Des véhicules proposant des «Advance Driver Assistance Systems » et employant des termes rassurants comme la délégation de conduite, un cran au-delà de l’assistance à la conduite, sont déjà en vente. Le conducteur d’aujourd’hui peut bénéficier d’un voiturier automatique, et de pilotage automatique en cas d’embouteillage chez Audi, Renault ou PSA. A court terme, la prochaine innovation commercialisée sera l’autonomie sur autoroute. A long terme, il n’y aura probablement pas de grand soir du véhicule autonome, plutôt une progression lente sur le chemin de l’autonomie. La maturité du marché et le graal du pilotage en ville ne seront pas une réalité avant une vingtaine d’année, sans convergence des acteurs sur cette estimation.

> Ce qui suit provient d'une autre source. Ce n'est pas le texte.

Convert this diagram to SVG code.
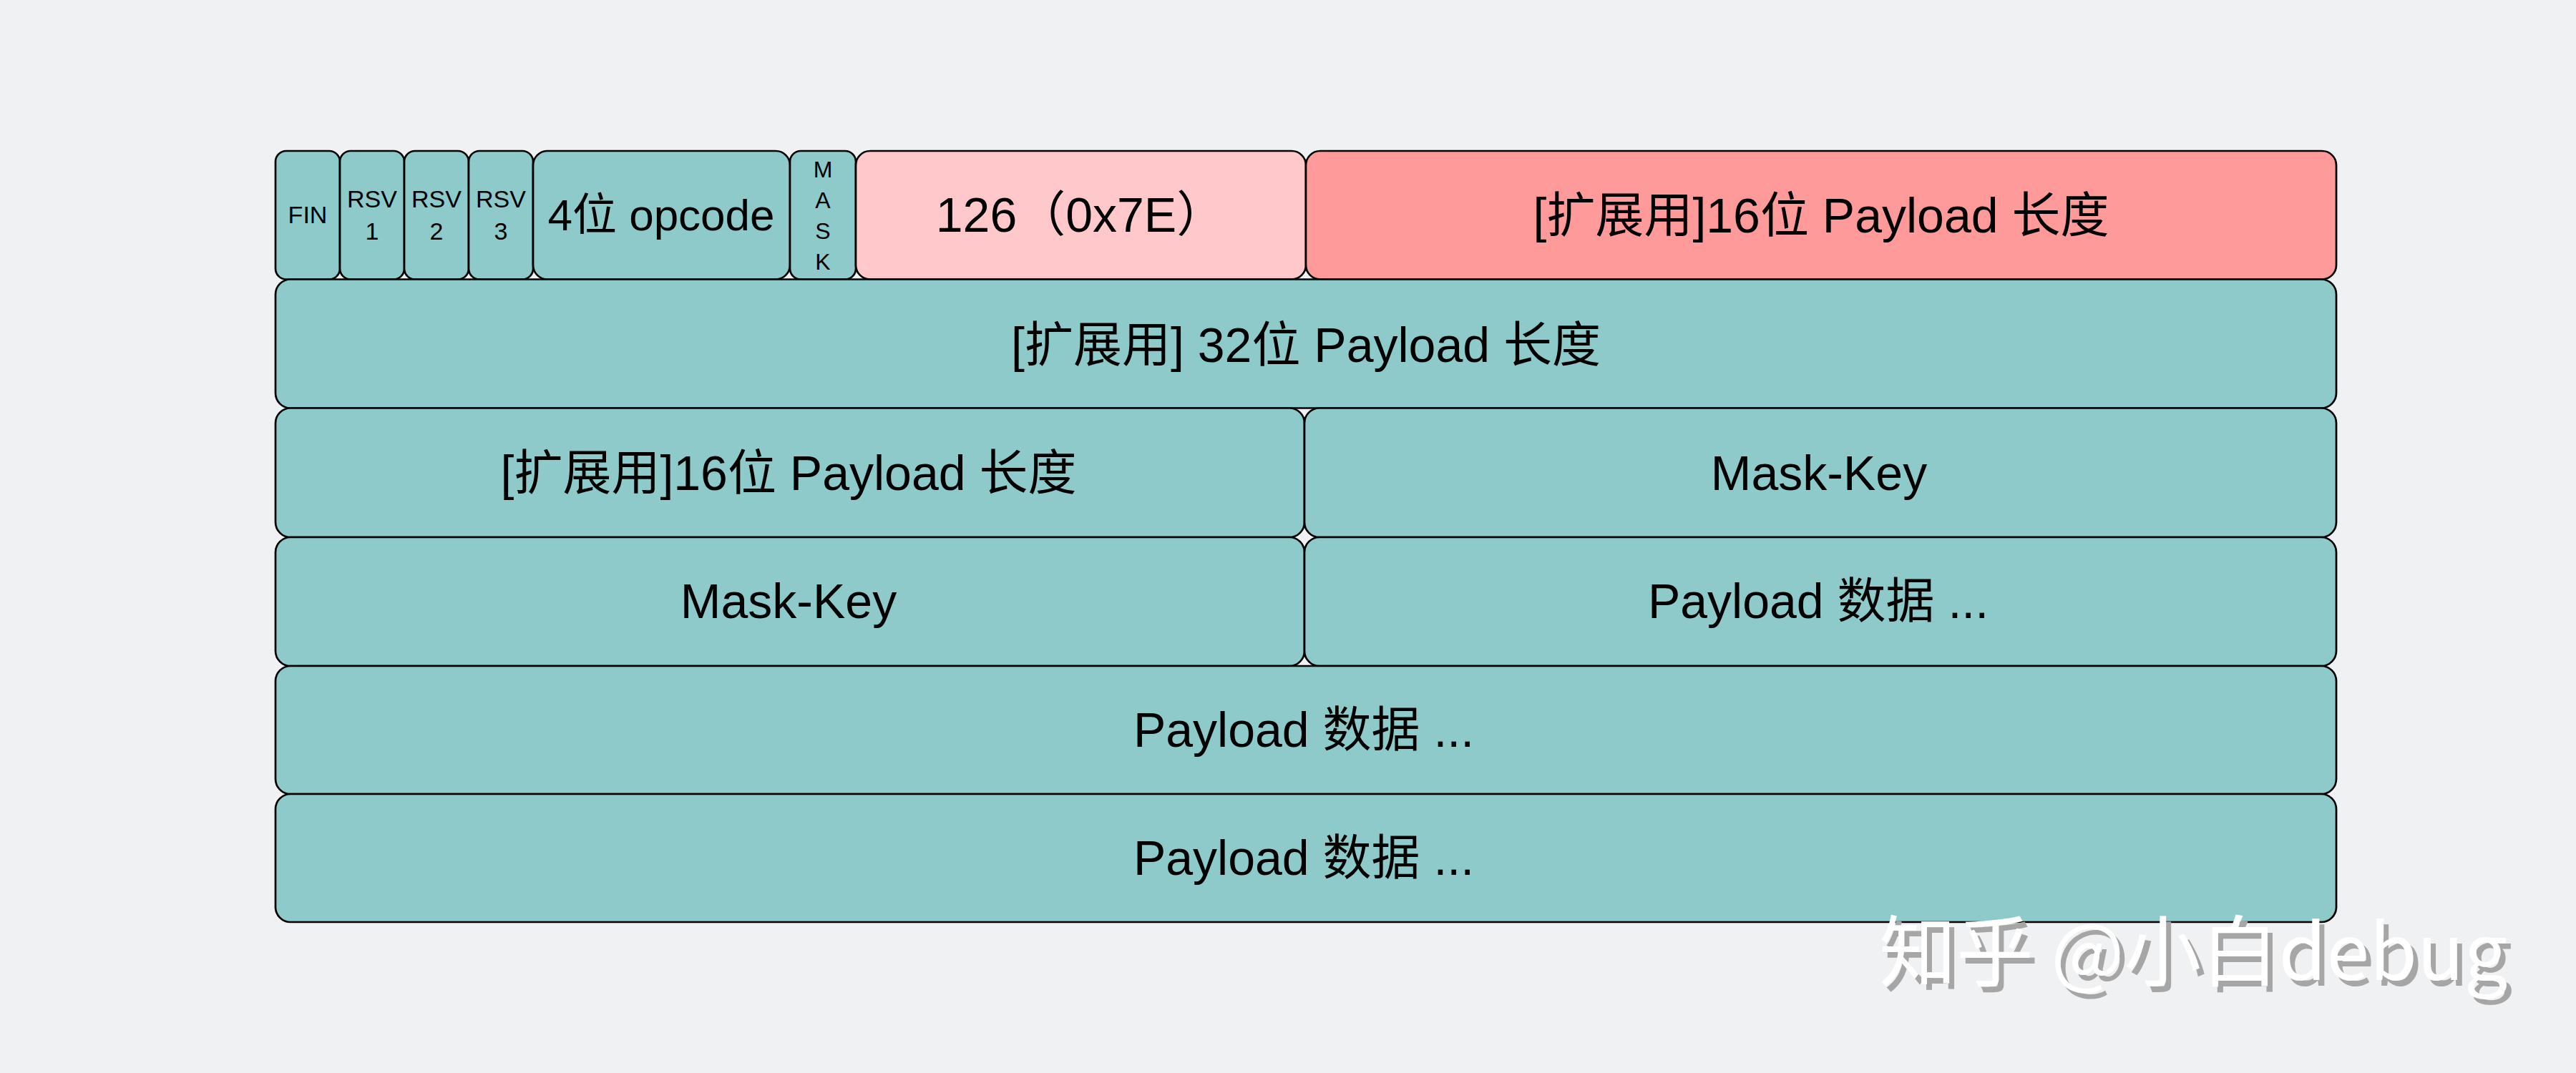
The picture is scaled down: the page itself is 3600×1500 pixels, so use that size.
<svg xmlns="http://www.w3.org/2000/svg" width="3600" height="1500" viewBox="0 0 3600 1500">
  <style>
    .box { stroke: #000000; stroke-width: 2.7; }
    .teal { fill: #8DCAC9; }
    .pink { fill: #FFC9CB; }
    .red { fill: #FF9A9A; }
    text { font-family: "Liberation Sans", "Noto Sans CJK SC", sans-serif; fill: #000000; text-anchor: middle; }
    .big { font-size: 68px; }
    .mid { font-size: 62px; }
    .small { font-size: 34px; }
    .tiny { font-size: 32px; }
    .wm { font-family: "Noto Sans CJK SC", "Liberation Sans", sans-serif; font-size: 108px; text-anchor: start; }
  </style>
  <defs>
    <filter id="wmShadow" x="-10%" y="-30%" width="130%" height="160%">
      <feDropShadow dx="7" dy="8" stdDeviation="0.6" flood-color="#A6A6A6" flood-opacity="1"/>
    </filter>
  </defs>
  <rect x="0" y="0" width="3600" height="1500" fill="#F0F1F3"/>

  <g id="fin">
    <rect class="box teal" x="385" y="211" width="90" height="179.5" rx="15" ry="15"/>
    <text class="small" x="430" y="312">FIN</text>
  </g>
  <g id="rsv1">
    <rect class="box teal" x="475" y="211" width="90" height="179.5" rx="15" ry="15"/>
    <text class="small" x="520" y="290">RSV</text>
    <text class="small" x="520" y="335">1</text>
  </g>
  <g id="rsv2">
    <rect class="box teal" x="565" y="211" width="90" height="179.5" rx="15" ry="15"/>
    <text class="small" x="610" y="290">RSV</text>
    <text class="small" x="610" y="335">2</text>
  </g>
  <g id="rsv3">
    <rect class="box teal" x="655" y="211" width="90" height="179.5" rx="15" ry="15"/>
    <text class="small" x="700" y="290">RSV</text>
    <text class="small" x="700" y="335">3</text>
  </g>
  <g id="opcode">
    <rect class="box teal" x="745" y="211" width="359" height="179.5" rx="20" ry="20"/>
    <text class="mid" x="924" y="322">4位 opcode</text>
  </g>
  <g id="mask">
    <rect class="box teal" x="1104" y="211" width="92" height="179.5" rx="15" ry="15"/>
    <text class="tiny" x="1150" y="248">M</text>
    <text class="tiny" x="1150" y="291">A</text>
    <text class="tiny" x="1150" y="334">S</text>
    <text class="tiny" x="1150" y="377">K</text>
  </g>
  <g id="payload-len">
    <rect class="box pink" x="1196" y="211" width="629" height="179.5" rx="20" ry="20"/>
    <text class="big" x="1510" y="324">126（0x7E）</text>
  </g>
  <g id="ext16-top">
    <rect class="box red" x="1825" y="211" width="1440" height="179.5" rx="20" ry="20"/>
    <text class="big" x="2545" y="325">[扩展用]16位 Payload 长度</text>
  </g>

  <g id="ext32">
    <rect class="box teal" x="385" y="390.5" width="2880" height="180" rx="21" ry="21"/>
    <text class="big" x="1825" y="506">[扩展用] 32位 Payload 长度</text>
  </g>

  <g id="ext16-left">
    <rect class="box teal" x="385" y="570.5" width="1438" height="180.5" rx="21" ry="21"/>
    <text class="big" x="1102" y="685">[扩展用]16位 Payload 长度</text>
  </g>
  <g id="maskkey-right">
    <rect class="box teal" x="1823" y="570.5" width="1442" height="180.5" rx="21" ry="21"/>
    <text class="big" x="2542" y="685">Mask-Key</text>
  </g>

  <g id="maskkey-left">
    <rect class="box teal" x="385" y="751" width="1438" height="180" rx="21" ry="21"/>
    <text class="big" x="1102" y="864">Mask-Key</text>
  </g>
  <g id="payload-data-1">
    <rect class="box teal" x="1823" y="751" width="1442" height="180" rx="21" ry="21"/>
    <text class="big" x="2541" y="864">Payload 数据 ...</text>
  </g>

  <g id="payload-data-2">
    <rect class="box teal" x="385" y="931" width="2880" height="179" rx="21" ry="21"/>
    <text class="big" x="1822" y="1044">Payload 数据 ...</text>
  </g>

  <g id="payload-data-3">
    <rect class="box teal" x="385" y="1110" width="2880" height="179" rx="21" ry="21"/>
    <text class="big" x="1822" y="1223">Payload 数据 ...</text>
  </g>

  <g id="connectors"/>

  <g id="watermark">
    <text class="wm" x="2626" y="1370" filter="url(#wmShadow)" style="fill:#FFFFFF">知乎 @小白debug</text>
  </g>
</svg>
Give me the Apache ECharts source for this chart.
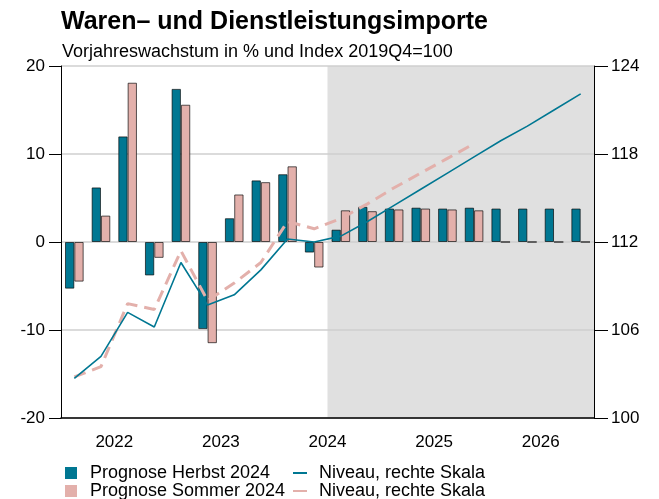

Le véhicule autonome est une innovation qui semble tout droit sortie d’un film de science-fiction et qui apporterait de nombreux avantages à ses utilisateurs, notamment un gain de temps phénoménal. Toutefois, la transition du cadre réglementaire et assurantiel de l’automobile apporte son lot de lenteurs au développement de cette innovation, sans oublier les obstacles techniques qu’il reste à franchir. En attendant, face aux nombreuses perspectives qu’ouvre cette innovation, l’écosystème économique de l’automobile connaît déjà des changements importants, entraînés par des motivations divergentes vers un objectif commun. Même s’il ne sera atteint qu’à long terme, le plus grand avantage actuel du véhicule autonome comme objet de tous les fantasmes industriels et médiatiques est de faire émerger dans son sillage des innovations intermédiaires qui font progresser l’industrie du transport individuel, sa praticité et sa sécurité. Certains acteurs pourraient en profiter au passage pour mettre un pied dans la chaîne de valeur de l’automobile : un marché de 70 millions de véhicule vendu chaque année est une opportunité de diversification qui ne se refuse pas.